Е. Лукин:Ну, как же! Убивать стало хорошо! И грабить — хорошо! Ты же от этого богаче станешь!.. Нет, мораль «поехала». Еще с Приднестровья меня больше всего волнует именно это.
С. Синякин:В литературе есть еще один интересный момент. Когда возникает проблема, один добросовестно сидит и ломает голову, как ее решить. А другой дает герою пистолет, и все! Проблема решена.
М. Дяченко:А вот интересно: когда! мы обращаемся к так называемой «социальщине», мы, условно говоря, жертвы или борцы? Вот я своим студентам в театральном институте говорю: ты не страдай, ты преодолевай. Не играй чувство, а играй, как ты его преодолеваешь. Так вот, автор оказывается зеркалом, мягким воском, лепешкой под прессом или пытается активно на что-то воздействовать?

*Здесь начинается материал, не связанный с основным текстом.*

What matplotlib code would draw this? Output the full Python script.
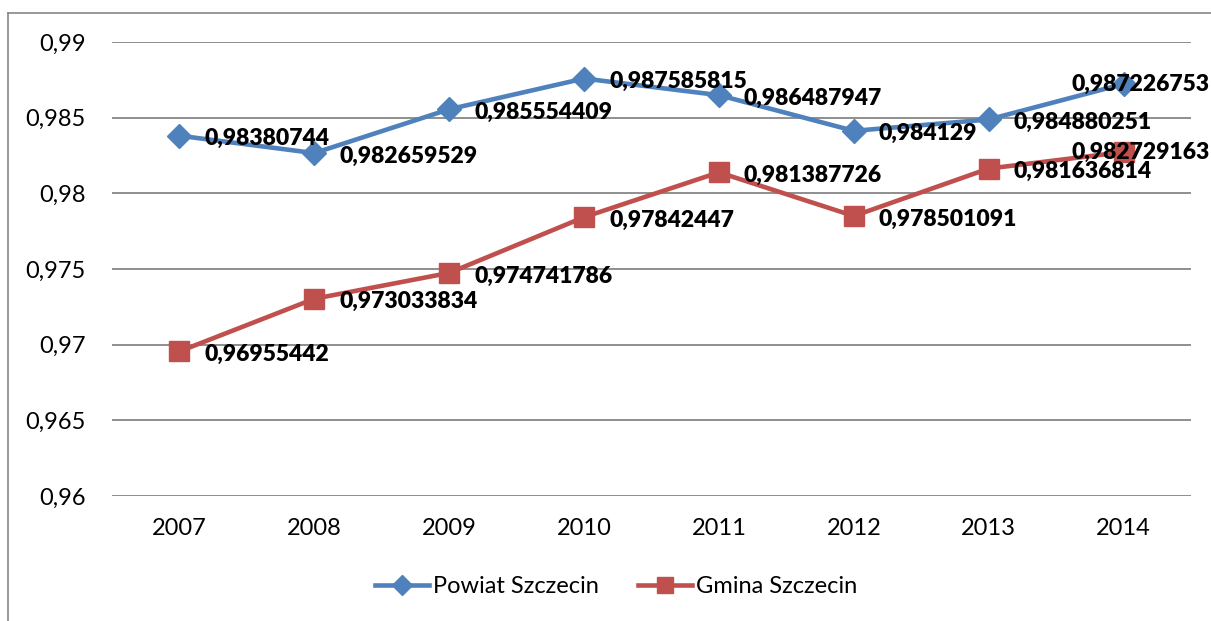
import matplotlib.pyplot as plt
from matplotlib.lines import Line2D

years = ['2007', '2008', '2009', '2010', '2011', '2012', '2013', '2014']
powiat = [0.98380744, 0.982659529, 0.985554409, 0.987585815,
          0.986487947, 0.984129, 0.984880251, 0.987226753]
gmina = [0.96955442, 0.973033834, 0.974741786, 0.97842447,
         0.981387726, 0.978501091, 0.981636814, 0.982729163]
powiat_labels = ['0,98380744', '0,982659529', '0,985554409', '0,987585815',
                 '0,986487947', '0,984129', '0,984880251', '0,987226753']
gmina_labels = ['0,96955442', '0,973033834', '0,974741786', '0,97842447',
                '0,981387726', '0,978501091', '0,981636814', '0,982729163']
y_ticks = [0.96, 0.965, 0.97, 0.975, 0.98, 0.985, 0.99]

plt.rcParams['font.family'] = ['Lato', 'DejaVu Sans']

fig = plt.figure(figsize=(12.11, 6.21), dpi=100)
ax = fig.add_axes([112 / 1211, 1 - 496 / 621, 1079 / 1211, 454 / 621])

blue = '#4F81BD'
red = '#C0504D'
x = list(range(len(years)))

ax.plot(x, powiat, color=blue, lw=3.3, marker='D', ms=12, label='Powiat Szczecin', zorder=3)
ax.plot(x, gmina, color=red, lw=3.3, marker='s', ms=14, label='Gmina Szczecin', zorder=3)

# data labels, right of point like Excel; last ones pushed left inside chart
for i in x:
    for vals, labs in ((powiat, powiat_labels), (gmina, gmina_labels)):
        if i == len(x) - 1:
            ax.annotate(labs[i], (i, vals[i]), xytext=(86, 0), textcoords='offset pixels',
                        ha='right', va='center', fontsize=16.5, fontweight='heavy', zorder=4,
                        annotation_clip=False)
        else:
            ax.annotate(labs[i], (i, vals[i]), xytext=(25, -3), textcoords='offset pixels',
                        ha='left', va='center', fontsize=16.5, fontweight='heavy', zorder=4)

ax.set_xlim(-0.5, 7.5)
ax.set_ylim(0.96, 0.99)
ax.set_xticks(x)
ax.set_xticklabels(years, fontsize=17)
ax.set_yticks(y_ticks)
ax.set_yticklabels([f'{v:g}'.replace('.', ',') for v in y_ticks], fontsize=17)
ax.tick_params(length=0)
ax.tick_params(axis='y', pad=19)
ax.tick_params(axis='x', pad=16)
ax.grid(axis='y', color='#868686', lw=1.3)
ax.set_axisbelow(True)
for s in ax.spines.values():
    s.set_visible(False)

ax.legend(loc='center', bbox_to_anchor=(0.467, -0.2), ncol=2, frameon=False,
          fontsize=17, handlelength=2.3, columnspacing=1.65, handletextpad=0.15,
          markerscale=0.85)

# outer chart border (left and top visible)
fig.add_artist(Line2D([8 / 1211, 8 / 1211], [0, 1 - 13 / 621], color='#868686', lw=1.2))
fig.add_artist(Line2D([8 / 1211, 1], [1 - 13 / 621, 1 - 13 / 621], color='#868686', lw=1.2))

fig.savefig('out.png', dpi=100)
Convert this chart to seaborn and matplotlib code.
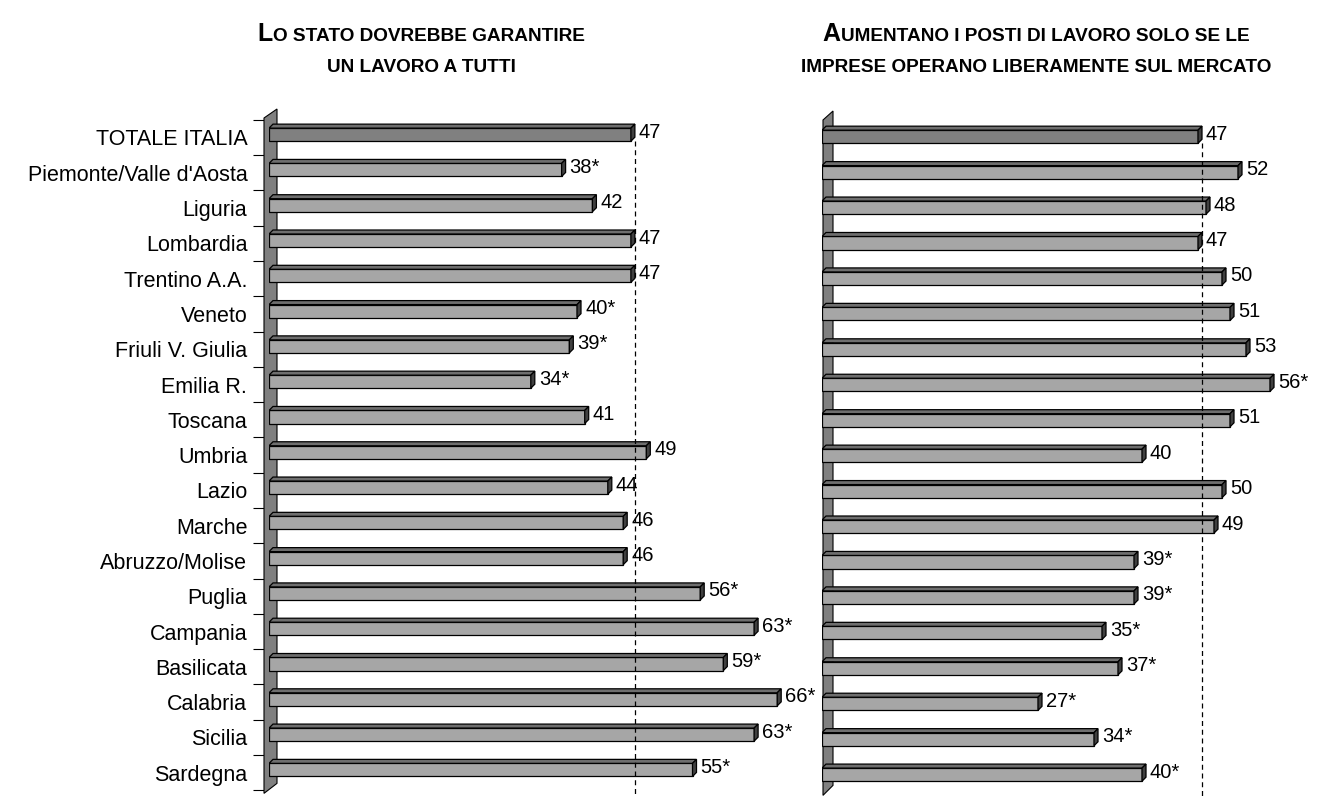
import matplotlib
matplotlib.use("Agg")
import matplotlib.pyplot as plt
import numpy as np
import pandas as pd
import seaborn as sns
from matplotlib.offsetbox import AnchoredOffsetbox, HPacker, TextArea
from matplotlib.patches import Polygon
from matplotlib.transforms import IdentityTransform

# --- data -------------------------------------------------------------------
regions = [
    "TOTALE ITALIA", "Piemonte/Valle d'Aosta", "Liguria", "Lombardia",
    "Trentino A.A.", "Veneto", "Friuli V. Giulia", "Emilia R.", "Toscana",
    "Umbria", "Lazio", "Marche", "Abruzzo/Molise", "Puglia", "Campania",
    "Basilicata", "Calabria", "Sicilia", "Sardegna",
]
state_values = [47, 38, 42, 47, 47, 40, 39, 34, 41, 49, 44, 46, 46, 56, 63, 59, 66, 63, 55]
state_labels = ["47", "38*", "42", "47", "47", "40*", "39*", "34*", "41", "49",
                "44", "46", "46", "56*", "63*", "59*", "66*", "63*", "55*"]
market_values = [47, 52, 48, 47, 50, 51, 53, 56, 51, 40, 50, 49, 39, 39, 35, 37, 27, 34, 40]
market_labels = ["47", "52", "48", "47", "50", "51", "53", "56*", "51", "40",
                 "50", "49", "39*", "39*", "35*", "37*", "27*", "34*", "40*"]

W, H = 1319, 799
ROW = 35.44
DEPTH = 4  # px, fake 3d depth of the bars

sns.set_theme(style="white")
plt.rcParams["font.family"] = ["Liberation Sans", "DejaVu Sans"]

fig = plt.figure(figsize=(W / 100, H / 100), dpi=100)


def px_axes(left, top, width, height):
    return fig.add_axes([left / W, 1 - (top + height) / H, width / W, height / H])


def draw_panel(ax, values, labels, xmax, wall_off):
    n = len(regions)
    df = pd.DataFrame({"region": regions, "value": values})
    colors = {r: ("#808080" if r == "TOTALE ITALIA" else "#a6a6a6") for r in regions}
    sns.barplot(data=df, x="value", y="region", hue="region", palette=colors,
                legend=False, orient="h", width=0.37, edgecolor="black",
                linewidth=0.9, saturation=1, ax=ax, zorder=3)
    ax.set_xlim(0, xmax)
    ax.set_ylim(n - 0.5, -0.5)
    for s in ax.spines.values():
        s.set_visible(False)
    ax.set_xticks([])
    ax.set_xlabel("")
    ax.set_ylabel("")

    # pixel -> data units
    xa, ya = ax.transData.transform((0, 0))
    xb, yb = ax.transData.transform((1, 1))
    ux = 1 / (xb - xa)
    uy = 1 / (ya - yb)
    dx, dy = DEPTH * ux, DEPTH * uy

    bars = list(ax.patches)
    for patch, lab in zip(bars, labels):
        x1 = patch.get_x() + patch.get_width()
        yt = patch.get_y()
        h = patch.get_height()
        ax.add_patch(Polygon([(0, yt), (x1, yt), (x1 + dx, yt - dy), (dx, yt - dy)],
                             closed=True, facecolor="#6e6e6e", edgecolor="black",
                             linewidth=0.9, zorder=3.5))
        ax.add_patch(Polygon([(x1, yt), (x1, yt + h), (x1 + dx, yt + h - dy), (x1 + dx, yt - dy)],
                             closed=True, facecolor="#404040", edgecolor="black",
                             linewidth=0.9, zorder=3.5))
        ax.text(x1 + dx + 4 * ux, yt + h / 2 - 2.5 * uy, lab, ha="left", va="center",
                fontsize=14.5, color="black", zorder=7)

    # national average reference line
    first = bars[0]
    xref = values[0] + dx
    ax.plot([xref, xref], [first.get_y() + first.get_height(), n - 0.3],
            color="black", linewidth=0.9, linestyle=(0, (4, 3)),
            clip_on=False, zorder=6)

    # grey side wall
    bb = ax.bbox
    x0, top, bot = bb.x0, bb.y1, bb.y0
    lo, hi = wall_off
    wall = Polygon([(x0 + lo, bot - 3), (x0 + lo, top - 1), (x0 + hi, top + 8), (x0 + hi, bot + 7)],
                   closed=True, facecolor="#808080", edgecolor="black", linewidth=0.8,
                   transform=IdentityTransform(), clip_on=False, zorder=1)
    ax.add_patch(wall)
    return ax


ax1 = px_axes(269, 117, 7.7 * 70, ROW * 19)
ax2 = px_axes(822, 119, 8.0 * 60, ROW * 19)
draw_panel(ax1, state_values, state_labels, 70, (-5, 8))
draw_panel(ax2, market_values, market_labels, 60, (1, 11))

# left tick labels and boundary ticks
n = len(regions)
ax1.spines["left"].set_position(("outward", 3.6))
ax1.set_yticks(np.arange(n) + 0.08, regions)
ax1.set_yticks(np.arange(n + 1) - 0.5 + 0.08, minor=True)
ax1.tick_params(axis="y", which="major", length=0, pad=12, labelsize=15.5, labelcolor="black")
ax1.tick_params(axis="y", which="minor", length=8, width=0.8, color="black", left=True)
ax2.set_yticks([])


def smallcaps_title(first, rest, line2, x_px):
    big = TextArea(first, textprops=dict(fontsize=18, fontweight="bold", color="black"))
    small = TextArea(rest, textprops=dict(fontsize=13.7, fontweight="bold", color="black"))
    box = HPacker(children=[big, small], align="baseline", pad=0, sep=0)
    anch = AnchoredOffsetbox(loc="lower center", child=box, pad=0, borderpad=0,
                             frameon=False, bbox_to_anchor=(x_px / W, 1 - 46 / H),
                             bbox_transform=fig.transFigure)
    fig.add_artist(anch)
    fig.text(x_px / W, 1 - 71.5 / H, line2, ha="center", va="baseline",
             fontsize=13.7, fontweight="bold", color="black")


smallcaps_title("L", "O STATO DOVREBBE GARANTIRE", "UN LAVORO A TUTTI", 421)
smallcaps_title("A", "UMENTANO I POSTI DI LAVORO SOLO SE LE",
                "IMPRESE OPERANO LIBERAMENTE SUL MERCATO", 1036)

fig.savefig("out.png", dpi=100)
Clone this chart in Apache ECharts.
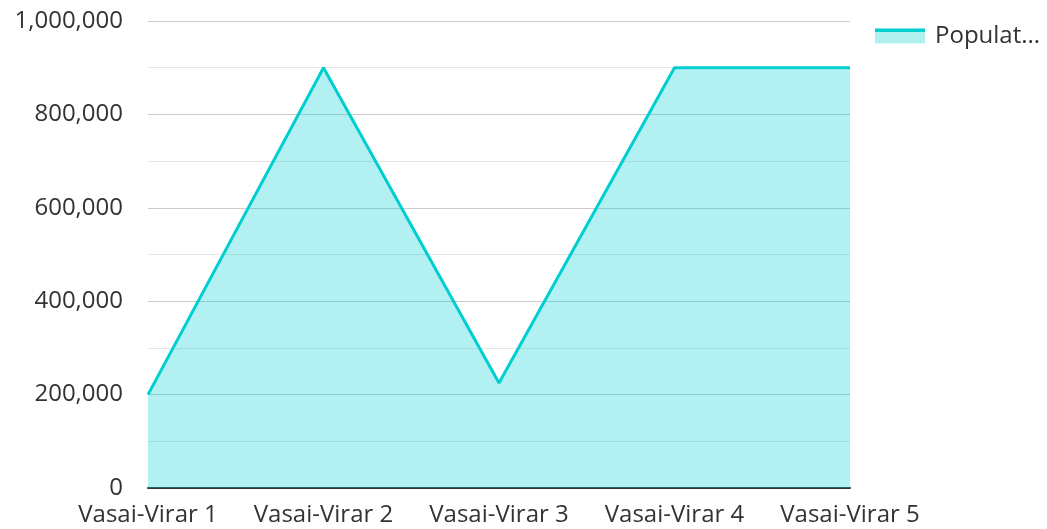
<!DOCTYPE html>
<html>
<head>
<meta charset="utf-8">
<script src="https://cdn.jsdelivr.net/npm/echarts@6/dist/echarts.min.js"></script>
<style>
  html, body { margin: 0; padding: 0; background: #fff; }
  #main { width: 1047px; height: 529px; }
</style>
</head>
<body>
<div id="main"></div>
<script>
// data
const categories = ['Vasai-Virar 1', 'Vasai-Virar 2', 'Vasai-Virar 3', 'Vasai-Virar 4', 'Vasai-Virar 5'];
const population = [200000, 900000, 225000, 900000, 900000];
const seriesName = 'Population';

const lineColor = '#00ced1';
const font = '"Open Sans", "Noto Sans", sans-serif';

const chart = echarts.init(document.getElementById('main'));
chart.setOption({
    animation: false,
    textStyle: {fontFamily: font},
    legend: {
        left: 870,
        top: 19,
        itemWidth: 50,
        itemHeight: 15,
        icon: 'rect',
        itemStyle: {
            color: {
                type: 'linear', x: 0, y: 0, x2: 0, y2: 1,
                colorStops: [
                    {offset: 0, color: lineColor},
                    {offset: 0.22, color: lineColor},
                    {offset: 0.22, color: '#b2f0f0'},
                    {offset: 1, color: '#b2f0f0'}
                ]
            },
            borderWidth: 0
        },
        lineStyle: {width: 0},
        textStyle: {
            fontSize: 24,
            color: '#333',
            fontFamily: font,
            width: 108,
            overflow: 'truncate',
            ellipsis: '...',
            padding: [0, 0, 0, 5]
        },
        data: [seriesName]
    },
    grid: {
        left: 148,
        right: 197,
        top: 21,
        bottom: 41
    },
    xAxis: {
        type: 'category',
        boundaryGap: false,
        data: categories,
        axisLine: {lineStyle: {color: '#333', width: 2}},
        axisTick: {show: false},
        axisLabel: {fontSize: 24, color: '#333', margin: 15, interval: 0, fontFamily: font}
    },
    yAxis: {
        type: 'value',
        min: 0,
        max: 1000000,
        interval: 200000,
        axisLine: {show: false},
        axisTick: {show: false},
        axisLabel: {
            fontSize: 24,
            color: '#333',
            margin: 25,
            fontFamily: font,
            formatter: v => v.toLocaleString('en-US')
        },
        splitLine: {lineStyle: {color: '#cccccc', width: 1}},
        minorTick: {show: false, splitNumber: 2},
        minorSplitLine: {show: true, lineStyle: {color: '#e6e6e6', width: 1}}
    },
    series: [{
        name: seriesName,
        type: 'line',
        data: population,
        symbol: 'none',
        lineStyle: {color: lineColor, width: 3},
        itemStyle: {color: lineColor},
        areaStyle: {color: lineColor, opacity: 0.3},
        z: 1
    }]
});
</script>
</body>
</html>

Е. Лукин:На что воздействовать?
М. Дяченко:На себя хотя бы.
С. Дяченко:Разрешите мне сказать два слова. У нас был поставлен острый эксперимент. Вы знаете Марину, она романтик, а я вот как раз этот самый «социальщик». Такой мне выпал жизненный путь, да и по образованию я психиатр… Наш последний роман «Армагеддом» — это чистая социальная фантастика. В результате Марина выдохлась на нем, прокляла все на свете и сказала: больше никакой «социальщины»! И сейчас у нас в планах сплошная фэнтези, даже какой-то ренессанс намечается наших прежних тем.